NY Business Corporation Law 708: 3 Rules for Board Action
BCL 708 defines how NY corporate boards legally act. Learn the statutory rules for decision-making and customization.
BCL 708 defines how NY corporate boards legally act. Learn the statutory rules for decision-making and customization.
New York Business Corporation Law (BCL) Section 708 governs how a corporation’s Board of Directors takes official action. This statute provides a framework for board operations, detailing the necessary attendance, the required vote count, and alternative methods for authorizing corporate decisions. Understanding these rules is fundamental to ensuring the validity of any resolution and promoting consistent corporate governance.
A quorum represents the minimum number of directors who must be present at a meeting for the board to legally transact any business. Under the default rule, a majority of the entire board of directors constitutes a quorum for the transaction of business. For example, a nine-member board requires at least five directors to be present for the meeting to be duly convened. If fewer than the required number of directors are present, the board is unable to pass any binding resolutions, ensuring that a sufficiently representative portion of the board is involved in the decision-making process.
Once a quorum is established, the meeting can proceed to discuss and vote on proposed corporate actions. Directors who participate in the meeting via conference telephone or similar communications equipment are counted as present for the purpose of establishing a quorum. This inclusion of remote participation recognizes modern business practices, provided that all participants can hear each other simultaneously. The presence of a quorum is a prerequisite for all formal board action, meaning any vote taken without one is ineffective and subject to legal challenge.
Once a quorum is present, the actual act of the board is determined by the vote of a majority of the directors present at the time of the vote. This requirement means the necessary majority is calculated based only on the directors currently attending the meeting, not the entire board. If a nine-member board has five directors present, the quorum is met, and a decision only requires three affirmative votes to pass. A resolution will pass if the number of directors voting in favor is strictly greater than the number voting against it.
Consider a practical scenario where seven directors are present, satisfying the quorum requirement. If the vote results in four in favor, two against, and one abstention, the resolution passes because four votes constitute a majority of the seven directors present. This structure ensures that decision-making remains efficient while requiring a majority consensus of those who attend the meeting.
The statute provides an alternative mechanism for board action when convening a formal meeting is impractical or unnecessary. Action can be taken without a meeting if all members of the board consent to the adoption of a resolution authorizing the action. The requirement for consent must be unanimous, meaning every single director must agree to the action for it to be valid. This alternative is permissible only if the corporation’s foundational documents, such as the certificate of incorporation or bylaws, do not specifically restrict this method.
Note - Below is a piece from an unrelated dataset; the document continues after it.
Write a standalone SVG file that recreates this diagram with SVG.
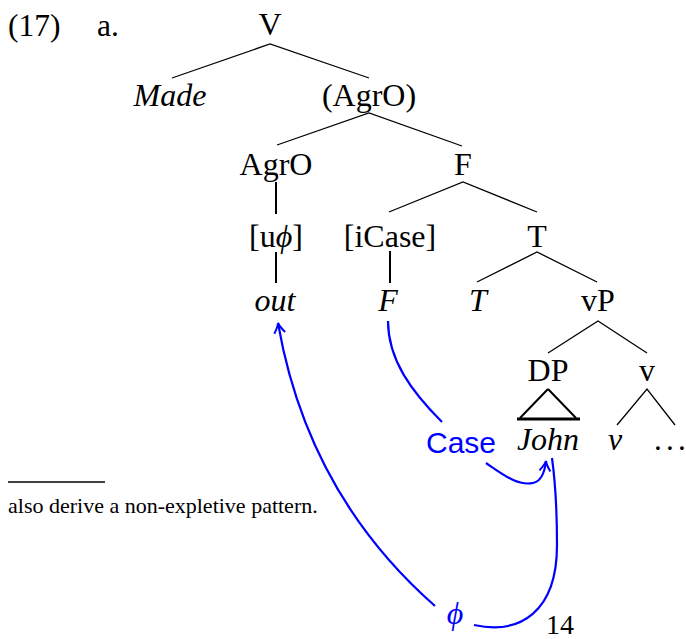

The required consent must be in writing, which now includes electronic transmission, such as email or text message. This electronic consent is valid as long as the transmission includes information from which it can be reasonably determined that the director authorized it. Following the adoption of the action, the resolution and the written consents from the directors must be filed promptly with the minutes of the proceedings of the board. This documentation ensures a clear record of the action taken.
The default rules for quorum and voting established by the BCL are not absolute. They can be modified through the corporation’s governing documents, such as the Certificate of Incorporation, or the bylaws if authorized by the Certificate. These documents hold the power to alter the statutory requirements. Corporations frequently choose to increase the standard requirements to mandate a greater proportion for a quorum or a vote, especially when dealing with significant transactions. For instance, a corporation may require a two-thirds vote of the entire board to approve a merger, rather than the simple majority of those present.
Another element is the ability to decrease the default majority quorum requirement, though the law imposes a strict minimum. Under BCL Section 707, the quorum cannot be fixed at less than one-third of the entire board of directors. A nine-member board, for example, could reduce its quorum requirement from five directors down to three, but no lower. This flexibility allows corporations to tailor their governance structure to their specific size and operational needs while maintaining a minimum level of director participation and legal oversight.